The court then turned its attention to Santander Investment Securities Inc. (SIS) and assessed whether it satisfied the jurisdictional requirements under § 1782. Unlike Santander, the court noted that SIS maintained its principal place of business within the district, which met the statutory requirement for personal jurisdiction. The court acknowledged that this was a crucial factor since it established a clear connection between SIS and the forum. Additionally, the court found that the petitioners had satisfied the other statutory requirements of § 1782, such as seeking discovery for use in foreign proceedings and that they were interested parties.

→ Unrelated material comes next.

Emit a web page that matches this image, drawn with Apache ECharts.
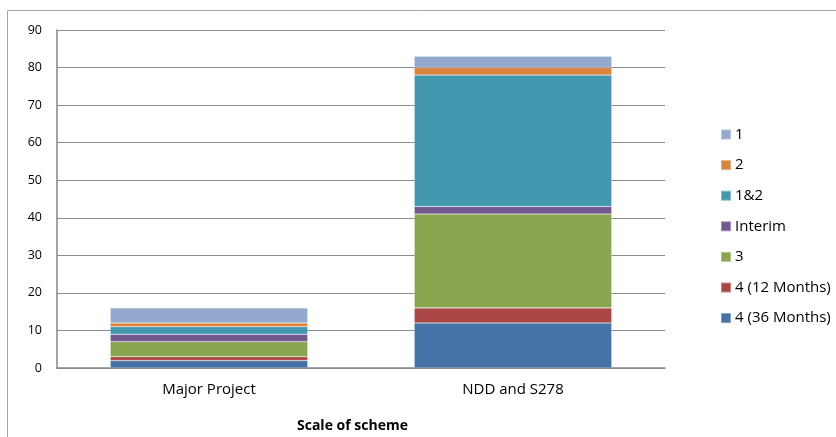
<!DOCTYPE html>
<html><head><meta charset="utf-8">
<script src="https://cdn.jsdelivr.net/npm/echarts@6/dist/echarts.min.js"></script>
<style>html,body{margin:0;padding:0;background:#fff}#c{width:836px;height:437px}</style>
</head><body><div id="c"></div>
<script>
const categories = ['Major Project', 'NDD and S278'];
const seriesNames = ['4 (36 Months)', '4 (12 Months)', '3', 'Interim', '1&2', '2', '1'];
const s36 = [2, 12];
const s12 = [1, 4];
const s3 = [4, 25];
const sInterim = [2, 2];
const s12both = [2, 35];
const s2 = [1, 2];
const s1 = [4, 3];
const yTicks = [0, 10, 20, 30, 40, 50, 60, 70, 80, 90];
const colors = ['#4572A7', '#AA4643', '#89A54E', '#71588F', '#4198AF', '#DB843D', '#93A9CF'];
const values = [s36, s12, s3, sInterim, s12both, s2, s1];
const font = '"Open Sans", sans-serif';

const chart = echarts.init(document.getElementById('c'));
chart.setOption({
  animation: false,
  textStyle: {fontFamily: font},
  grid: {left: 57, right: 171, top: 30, bottom: 69},
  graphic: [
    {type: 'rect', shape: {x: 7.5, y: 10.5, width: 840, height: 440}, style: {fill: 'none', stroke: '#a6a6a6', lineWidth: 1}},
    {type: 'text', style: {x: 297, y: 426, verticalAlign: 'middle', text: 'Scale of scheme', font: 'bold 14px ' + font, fill: '#000'}}
  ],
  legend: {
    orient: 'vertical', left: 715, top: 122,
    data: seriesNames.slice().reverse(),
    itemWidth: 10, itemHeight: 10, itemGap: 15.6, icon: 'rect',
    textStyle: {fontSize: 15, lineHeight: 15, color: '#000', fontFamily: font, padding: [0, 0, 0, -1]}
  },
  xAxis: {
    type: 'category', data: categories,
    axisLine: {lineStyle: {color: '#868686', width: 1.5}},
    axisTick: {show: false},
    axisLabel: {color: '#000', fontSize: 15, margin: 14}
  },
  yAxis: {
    type: 'value', min: 0, max: 90, interval: 10,
    axisLine: {show: true, lineStyle: {color: '#868686', width: 1.5}},
    axisTick: {show: false},
    axisLabel: {color: '#000', fontSize: 12.5, margin: 15,
      formatter: v => yTicks.includes(v) ? String(v) : ''},
    splitLine: {lineStyle: {color: '#8c8c8c', width: 1.2}}
  },
  series: seriesNames.map((n, i) => ({
    name: n, type: 'bar', stack: 'a', data: values[i], barWidth: '65%',
    itemStyle: {color: colors[i], borderColor: 'rgba(255,255,255,0.35)', borderWidth: 0.6}
  }))
});
</script></body></html>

As a result, the court concluded that it had the necessary authority to grant discovery against SIS while denying the same against Santander.
Distinction Between General and Specific Jurisdiction
In its reasoning, the court made a clear distinction between general and specific personal jurisdiction, which are crucial concepts in establishing a court's authority over a defendant. General jurisdiction allows a court to hear any claim against an entity if it is essentially at home in the forum state, while specific jurisdiction is tied to the defendant's contacts with the forum that give rise to the legal action. The court underscored that the mere presence of a business office or branch in a district does not automatically confer general jurisdiction. It reiterated that the threshold for general jurisdiction is high, requiring continuous and systematic activities that render a corporation "at home." Consequently, this distinction played a significant role in the court's determination that personal jurisdiction could not be established over Santander based on its business activities in New York.
Conclusion of the Court
Ultimately, the court's analysis led to a bifurcated decision regarding the petitioners' discovery requests. It denied the applications for discovery against Banco Santander due to the lack of personal jurisdiction, holding that the bank's activities did not meet the required threshold. Conversely, the court granted the applications for discovery against Santander Investment Securities Inc., recognizing that it had a principal place of business in the district. This decision illustrated the court's adherence to the statutory framework of § 1782 while also applying established principles of personal jurisdiction. The ruling emphasized the necessity for petitioners to demonstrate a solid jurisdictional basis in their requests for discovery, particularly in complex international litigation contexts.